Пустыня. Пещера. Что еще? Да палуба! Первой стены нет, есть — справа — стекло, а за стеклом ветер: море. Вечером, в нерабочее время, когда отдыхает кисть и доходит гость, стеклянная стена, морская, исчезает за другой, льющейся. Шелк или нет — желт. По вечерам в мастерской Гончаровой встает другое солнце.

Кроме стеклянной, правой, другая левая. Деревянная или каменная? (Что-то слышала о пристройке.) В старом доме и дерево — камень. (Преосуществление исконного материала: старая кожа, делающаяся бронзой, старое дерево — костью, глина — медью, лица старух и мертвых — всем, чем угодно, кроме плоти.) Не деревянная и не каменная, равно как третья, с которой сходится стена холстов (холсты лицом от) — стена крестов. Деревянных крестов подрамников.

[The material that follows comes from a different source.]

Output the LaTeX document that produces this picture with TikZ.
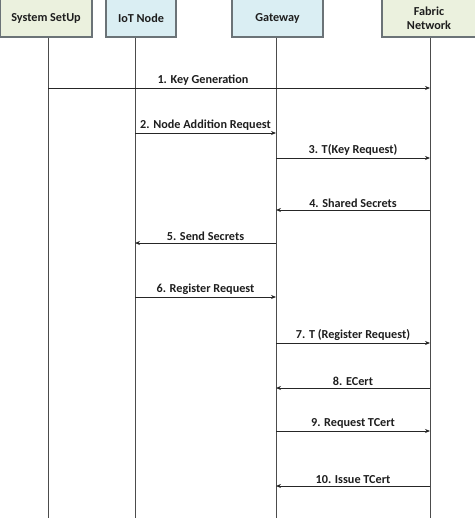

То же, что булыжники двора, что кубы лестницы, есть до неба, есть по пояс (только пробелов нет, ни одного «ничего!») — тоже, может быть, те же великаны играли и, доиграв, составили к стенке, лицом от глаз: сглазу. Не верю в разные силы, сила одна, игра — одна. Все дело в мере. Стихия, играя, не доигрывает и переигрывает:

Но ты взыграл, неодолимый, И стая тонет кораблей…

Ряд оконченных холстов — творчеством доделанная стихия творчества, день седьмой. Много дней седьмых в жизни Натальи Гончаровой, здесь, перед глазами, лицом к стене — от глаз. Дней седьмых — в прошлом, никогда в настоящем. Творящее творение тем отличается от Творца, что у него после шестого сразу первый, опять первый. Седьмой нам здесь, на земле, не дан, дан может быть нашим вещам, не нам.

Пол. Если от простора и света впечатление пустыни, то пол — совсем пустыня, сама пустыня. Не говоря уже о беспредметности его (ничего, кроме насущного ничего) — физическое ощущение песка, от стружек под ногами. А стружки от досок, строгаемых. Не стружки даже, — деревянная пыль, пыльца, как песок, осуществляющая тишину. Что тише земли? Песок. (Знаю и песок поющий, свистящий под ногой, как разрываемый шелк, песок иных прибрежий океана, но — тишина не отсутствие звуков, а отсутствие лишних звуков, присутствие насущных шумов — шум крови в ушах (комариное з-з-з), ветра в листве, в данную минуту, когда стою на пороге мастерской, шум переворачивающейся воды в паровом отоплении — огромной печке, тепловом солнце этой пустыни.) Пустыня и — оазис! Справа, вдоль стеклянной стены, вся песчаная полоса — в цветном! Вглядываюсь ниже — глиняные миски с краской: из той же коричневой чашечки — каждый раз другой цветок! Цветы, как на детских картинках или виденные сверху, на лужайках: все круглые, плоские, одни по краям, другие на самом донышке — не один оазис, а ряд оазисов, маленьких цветных островков, морец, озерец. Моря для маленьких, моря с блюдце. Из таких донышек — такие громады (холсты). Все в этом деле нечеловеческое: божеское!

Пещера, пустыня и — не сон же все эти глиняные горшки и миски — гончарня. Как хорошо, когда так спевается!

В первый раз я мастерскую увидела днем. Тогда ущелье было коридором, одним из бесчисленных коридоров старого дома — Парижа. А мастерская — по жаре — плавильней. Терпение стекла под нестерпимостью солнца. Стекло под непрерывным солнечным ударом. Стекло, каждая точка которого зажигательное стекло. Солнце палило, стекло калилось, солнце палило и плавило. Помню льющийся пот и рубашечные рукава друзей, строгавших какую-то доску. Моя первая мастерская Гончаровой — совершенное видение труда, в поте лица, под первым солнцем. В такую жару есть нельзя (пить — зря), спать нельзя, говорить нельзя, дышать нельзя, можно только — единственное, что всегда можно, раз навсегда нужно — работать. И плавить не стекло, а лбы.

Помню, в этот первый раз — где-то сбоку — площадку, которая затем продала. Под ней косяки крыш — один из Парижей Гончаровой, а над ней, на ней — одно из гончаровских солнц, отвесных — и я под ним. Жарче — лучше — мне в жизни не было.

Площадка пропала с солнцем, и выйти на нее из мастерской сейчас, в январе, так же невозможно, как вызвать то солнце. Вернемся с ним.

Пещера — пустыня — гончарня — плавильня.